OFAC has articulated a clear framework for businesses, known as the Framework for OFAC Compliance Commitments, which outlines the five components of a compliance program. The first component is a demonstrated commitment from senior management to support the compliance program with adequate resources and authority. This commitment ensures that compliance is integrated into the operational culture rather than being treated as an isolated function.

The second core component is a comprehensive risk assessment tailored to the organization’s specific profile. Businesses should evaluate their exposure based on factors like geographic footprint, customer base, products or services offered, and the complexity of transaction flows.

The third component requires the establishment of internal controls designed to mitigate the risks identified in the assessment phase. These controls are the policies and procedures that ensure the systematic screening of counterparties against the SDN and other relevant lists. Effective internal controls mandate that transactions involving potential hits are halted and escalated for review before being processed.

Internal controls must also address recordkeeping requirements for all transactions and compliance decisions. Clear escalation procedures must be in place for when a potential sanctions match is detected during the screening process.
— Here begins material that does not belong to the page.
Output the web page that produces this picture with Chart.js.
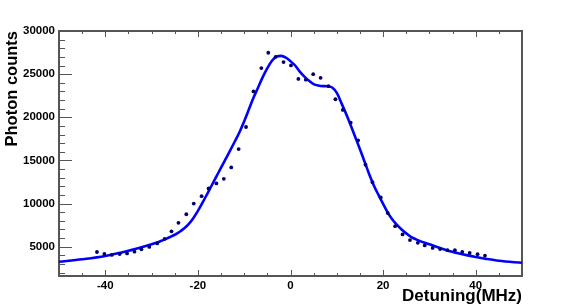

The fourth component involves testing and auditing of the compliance program to ensure its effectiveness. This function requires an independent review of the compliance controls, processes, and systems on a periodic basis. The audit should focus on identifying any systemic weaknesses or gaps in the screening logic or the escalation process.

The final component is the provision of regular and comprehensive training for all relevant employees and stakeholders. Training must be tailored to the specific roles within the organization, covering high-risk areas for employees in international sales, finance, and legal departments.

Consequences of Non-Compliance

Violations of OFAC regulations can result in two distinct types of penalties: civil monetary penalties and criminal penalties. Civil penalties operate under a strict liability standard, meaning that OFAC does not need to prove that the violator intended to break the law. Even an accidental or negligent transaction can trigger a substantial fine.

The maximum civil penalty amount is determined by statute and can reach hundreds of thousands or even millions of dollars per violation, depending on the specific sanctions program. Criminal penalties, which require proof of willful intent to violate the law, are reserved for the most egregious cases.

OFAC uses a set of established guidelines to determine the severity of a penalty following a violation. Mitigating factors include the presence of a sophisticated, well-resourced compliance program and the organization’s cooperation during the investigation. The primary mitigating step an organization can take is a timely and complete voluntary self-disclosure (VSD) of the apparent violation.

A VSD signals good faith and typically results in a substantial reduction in the base amount of the civil monetary penalty. Conversely, aggravating factors include a pattern of violations, management’s willful ignorance of the law, and significant harm caused to the integrity of the U.S. sanctions program objectives.